> Work instructions
Leave the pictures out, and retype all of the material exactly as written.

> Collected material
-- BEGIN --

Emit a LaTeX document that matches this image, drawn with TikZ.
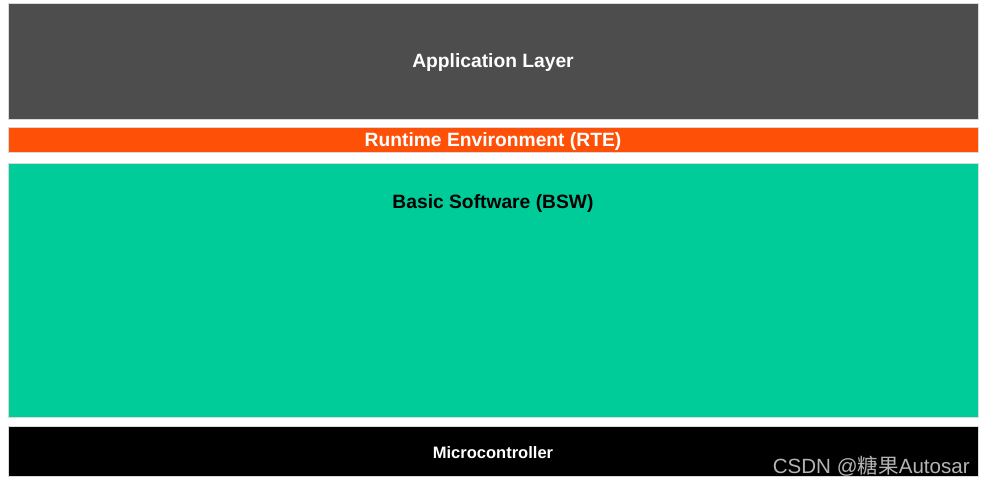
\documentclass[tikz,border=0pt]{standalone}
\usepackage{fontspec}
\setmainfont{Liberation Sans}
\newfontfamily\cjk{Noto Sans CJK SC}
\usepackage{tikz}
\usepackage{xcolor}
\usetikzlibrary{positioning,calc}
\definecolor{cApp}{HTML}{4D4D4D}
\definecolor{cRte}{HTML}{FF5008}
\definecolor{cBsw}{HTML}{00CC99}
\definecolor{cMcu}{HTML}{000000}
\definecolor{cMark}{HTML}{B4B4B4}
\tikzset{
  layer/.style ={rectangle,inner sep=0pt,outer sep=0pt,minimum width=19.4cm,
                 draw=black!15,line width=0.3pt},
  ttl/.style   ={font=\bfseries\fontsize{10.95}{13}\selectfont,yshift=-0.04cm},
  wmark/.style ={font=\fontsize{11.7}{14}\selectfont,text=cMark,inner sep=0pt},
}
\begin{document}
\begin{tikzpicture}[node distance=2mm]
\useasboundingbox (0,0) rectangle (19.76,-9.72);
\node[layer,fill=cApp,minimum height=2.32cm,anchor=north west] (app) at (0.16,-0.06) {};
\node[layer,fill=cRte,minimum height=0.50cm,below=0.16cm of app] (rte) {};
\node[layer,fill=cBsw,minimum height=5.08cm,below=0.22cm of rte] (bsw) {};
\node[layer,fill=cMcu,minimum height=1.00cm,below=0.18cm of bsw] (mcu) {};
% layer titles
\node[ttl,text=white] (apptxt) at (app) {Application Layer};
\node[ttl,text=white] (rtetxt) at (rte) {Runtime Environment (RTE)};
\node[ttl,text=black] (bswtxt) at ([yshift=-0.78cm]bsw.north) {Basic Software (BSW)};
\node[ttl,text=white,font=\bfseries\fontsize{9.4}{11}\selectfont] (mcutxt) at (mcu) {Microcontroller};
\node[wmark,anchor=east] (mark) at (19.40,-9.32) {CSDN @{\cjk 糖果}Autosar};
\end{tikzpicture}
\end{document}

-- END --

> Response to the task
Emit a LaTeX document that matches this image, drawn with TikZ.
\documentclass[tikz,border=0pt]{standalone}
\usepackage{fontspec}
\setmainfont{Liberation Sans}
\newfontfamily\cjk{Noto Sans CJK SC}
\usepackage{tikz}
\usepackage{xcolor}
\usetikzlibrary{positioning,calc}
\definecolor{cApp}{HTML}{4D4D4D}
\definecolor{cRte}{HTML}{FF5008}
\definecolor{cBsw}{HTML}{00CC99}
\definecolor{cMcu}{HTML}{000000}
\definecolor{cMark}{HTML}{B4B4B4}
\tikzset{
  layer/.style ={rectangle,inner sep=0pt,outer sep=0pt,minimum width=19.4cm,
                 draw=black!15,line width=0.3pt},
  ttl/.style   ={font=\bfseries\fontsize{10.95}{13}\selectfont,yshift=-0.04cm},
  wmark/.style ={font=\fontsize{11.7}{14}\selectfont,text=cMark,inner sep=0pt},
}
\begin{document}
\begin{tikzpicture}[node distance=2mm]
\useasboundingbox (0,0) rectangle (19.76,-9.72);
\node[layer,fill=cApp,minimum height=2.32cm,anchor=north west] (app) at (0.16,-0.06) {};
\node[layer,fill=cRte,minimum height=0.50cm,below=0.16cm of app] (rte) {};
\node[layer,fill=cBsw,minimum height=5.08cm,below=0.22cm of rte] (bsw) {};
\node[layer,fill=cMcu,minimum height=1.00cm,below=0.18cm of bsw] (mcu) {};
% layer titles
\node[ttl,text=white] (apptxt) at (app) {Application Layer};
\node[ttl,text=white] (rtetxt) at (rte) {Runtime Environment (RTE)};
\node[ttl,text=black] (bswtxt) at ([yshift=-0.78cm]bsw.north) {Basic Software (BSW)};
\node[ttl,text=white,font=\bfseries\fontsize{9.4}{11}\selectfont] (mcutxt) at (mcu) {Microcontroller};
\node[wmark,anchor=east] (mark) at (19.40,-9.32) {CSDN @{\cjk 糖果}Autosar};
\end{tikzpicture}
\end{document}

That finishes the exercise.